When presenting results to investors or family partners, produce charts that show the cumulative impact over time. Sensitivity analysis not only supports better decision making but also builds trust because stakeholders can see the logic behind distribution forecasts.

Building a Documentation File

Maintaining a comprehensive file for each unit portfolio protects you during audits or future transactions. Include title opinions, lease copies, pooling orders, correspondence, and your NRI calculation worksheets. Annotate each file with the assumptions behind your calculations, such as commodity price decks or transportation deductions. If you later sell the interest, prospective buyers will pay a premium for organized records because it reduces their diligence costs and clarifies the risk profile.

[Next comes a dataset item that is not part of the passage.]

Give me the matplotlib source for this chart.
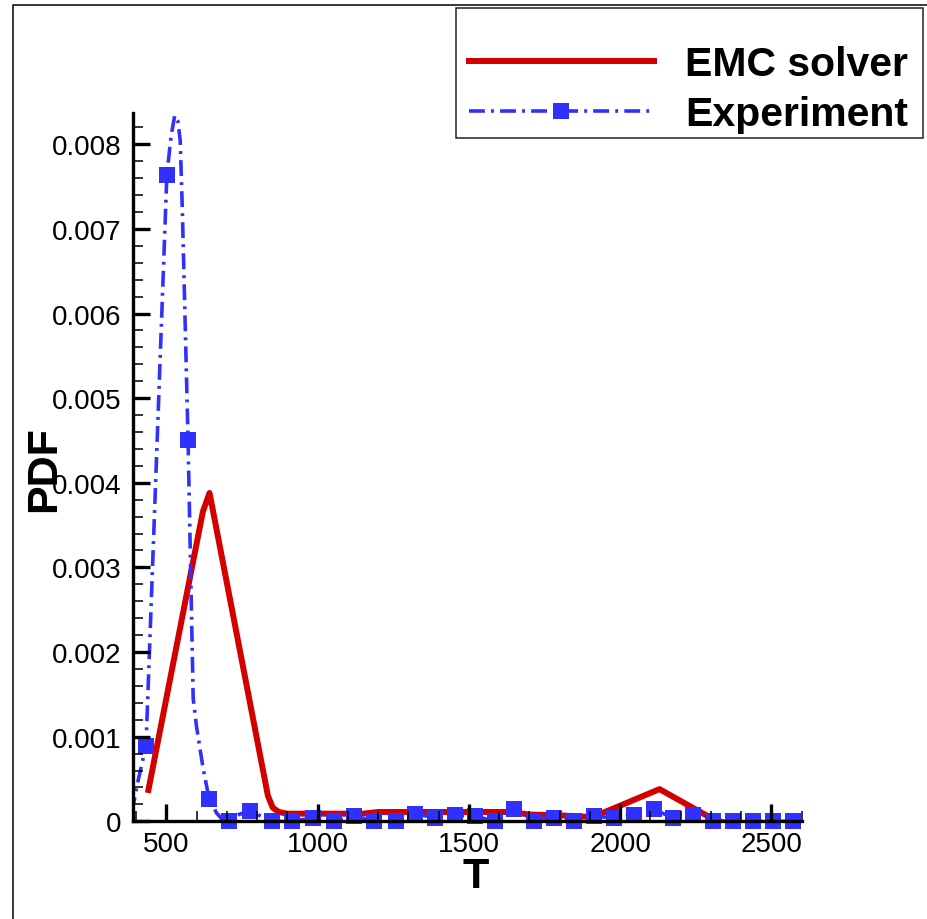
import matplotlib.pyplot as plt
from matplotlib.lines import Line2D
from matplotlib.patches import Rectangle
from matplotlib.ticker import MultipleLocator

plt.rcParams['font.family'] = ['Liberation Sans', 'DejaVu Sans']

# --- data ---
# EMC solver PDF of temperature
emc_T = [441, 621, 643, 836, 852, 872, 900, 1150, 1200, 1640, 1700, 1800, 1910, 2130, 2310, 2330]
emc_pdf = [0.00037, 0.00366, 0.00388, 0.00030, 0.00016, 0.00011, 0.00009, 0.00009, 0.00011,
           0.00011, 0.00008, 0.00007, 0.00005, 0.00038, 0.00002, 0.0]

# experimental points (markers)
exp_T = [433, 502, 572, 642, 708, 776, 848, 916, 985, 1053, 1122, 1188, 1258, 1323, 1389,
         1455, 1521, 1587, 1650, 1716, 1782, 1848, 1914, 1980, 2046, 2112, 2175, 2241, 2307,
         2373, 2439, 2505, 2572]
exp_pdf = [0.00089, 0.00764, 0.00451, 0.00026, 0.0, 0.000125, 0.0, 0.0, 0.00004, 0.0,
           0.00006, 0.0, 0.0, 0.00009, 0.00004, 0.00007, 0.00006, 0.0, 0.00014, 0.0,
           0.00004, 0.0, 0.00006, 0.00004, 0.00008, 0.00014, 0.00004, 0.00007, 0.0,
           0.0, 0.0, 0.0, 0.0]

# smoothed experimental curve
exp_curve_T = [386, 408, 433, 502, 516, 528, 538, 546, 553, 572, 589, 600, 622, 642, 666,
               690, 708, 740, 776, 848, 916, 985, 1053, 1122, 1188, 1258, 1323, 1389, 1455,
               1521, 1587, 1650, 1716, 1782, 1848, 1914, 1980, 2046, 2112, 2175, 2241, 2307,
               2373, 2439, 2505, 2572]
exp_curve_pdf = [0.0001, 0.0005, 0.00089, 0.00764, 0.0081, 0.00834, 0.00828, 0.00805,
                 0.00724, 0.00451, 0.00145, 0.00112, 0.00062, 0.00026, 0.0001, 0.0, 0.0,
                 0.00008, 0.000125, 0.0, 0.0, 0.00004, 0.0, 0.00006, 0.0, 0.0, 0.00009,
                 0.00004, 0.00007, 0.00006, 0.0, 0.00014, 0.0, 0.00004, 0.0, 0.00006,
                 0.00004, 0.00008, 0.00014, 0.00004, 0.00007, 0.0, 0.0, 0.0, 0.0, 0.0]

x_ticks = [500, 1000, 1500, 2000, 2500]
y_ticks = [0, 0.001, 0.002, 0.003, 0.004, 0.005, 0.006, 0.007, 0.008]
y_tick_labels = ['0', '0.001', '0.002', '0.003', '0.004', '0.005', '0.006', '0.007', '0.008']

red = '#d40000'
blue = '#3030ff'
dashdot = (0, (4.4, 1.7, 0.8, 1.7))

# --- figure ---
fig = plt.figure(figsize=(9.28, 9.20), dpi=100)
ax = fig.add_axes([0.1433, 0.1062, 0.7206, 0.7699])

ax.plot(emc_T, emc_pdf, color=red, lw=4.3, zorder=2)
ax.plot(exp_curve_T, exp_curve_pdf, color=blue, lw=2.6, linestyle=dashdot, zorder=2.1)
ax.plot(exp_T, exp_pdf, linestyle='none', marker='s', ms=12, color=blue,
        markeredgewidth=0, zorder=2.2, clip_on=False)

ax.set_xlim(390, 2600)
ax.set_ylim(0, 0.00837)
ax.set_xticks(x_ticks)
ax.set_yticks(y_ticks)
ax.set_yticklabels(y_tick_labels)
ax.xaxis.set_minor_locator(MultipleLocator(100))
ax.yaxis.set_minor_locator(MultipleLocator(0.0002))

for side in ['top', 'right']:
    ax.spines[side].set_visible(False)
for side in ['left', 'bottom']:
    ax.spines[side].set_linewidth(2.4)
ax.set_axisbelow(False)

ax.tick_params(which='major', direction='in', length=12.5, width=2.4, labelsize=20)
ax.tick_params(which='minor', direction='in', length=7.2, width=1.1)
ax.tick_params(axis='x', which='major', pad=7)
ax.tick_params(axis='y', which='major', pad=8)

# axis titles
fig.text(476 / 928, 1 - 888 / 920, 'T', ha='center', va='baseline',
         fontsize=31, fontweight='bold')
fig.text(55 / 928, 1 - 469 / 920, 'PDF', ha='center', va='baseline', rotation=90,
         rotation_mode='anchor', fontsize=31, fontweight='bold')

# legend
handles = [Line2D([], [], color=red, lw=4.3),
           Line2D([], [], color=blue, lw=2.6, linestyle=dashdot, marker='s', ms=12,
                  markeredgewidth=0)]
fig.legend(handles, ['EMC solver', 'Experiment'], loc='upper left',
           bbox_to_anchor=(469 / 928, 1 - 46 / 920), frameon=False, borderpad=0,
           borderaxespad=0, handlelength=4.51, handletextpad=0.76, labelspacing=0.30,
           prop={'weight': 'bold', 'size': 29.5})
fig.add_artist(Rectangle((455.7 / 928, 1 - 139.3 / 920), 467 / 928, 130 / 920,
                         transform=fig.transFigure, fill=False, edgecolor='#222222',
                         linewidth=1.1))

# outer frame
fig.add_artist(Rectangle((13.5 / 928, -0.1), 1.2, 1.1 - 6 / 920,
                         transform=fig.transFigure, fill=False, edgecolor='black',
                         linewidth=1.1))

fig.savefig('out.png', dpi=100)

Technology can streamline the process. Store your documents in secure cloud platforms and label them with metadata such as tract number, operator, and unit. Some mineral management software allows you to attach NRI decimals to each well so you can track actual payments against expectations. Consistency is key: update your NRI models whenever a new well is added, a lease is amended, or a regulatory order changes the spacing.

Putting It All Together

Unit net revenue interest is a small fraction with large financial consequences. By understanding every part of the calculation, you position yourself to validate operator statements, forecast cash flow with confidence, and negotiate better leases. The calculator on this page is designed to make those tasks intuitive: enter acreage, royalty terms, and price expectations, then instantly view the decimal and the projected monthly check. Pair the tool with rigorous documentation, authoritative guidance from agencies like the US Energy Information Administration and the Bureau of Land Management, and a proactive legal strategy rooted in the Code of Federal Regulations. The combination of data, vigilance, and disciplined modeling turns mineral ownership from a passive experience into a managed asset class.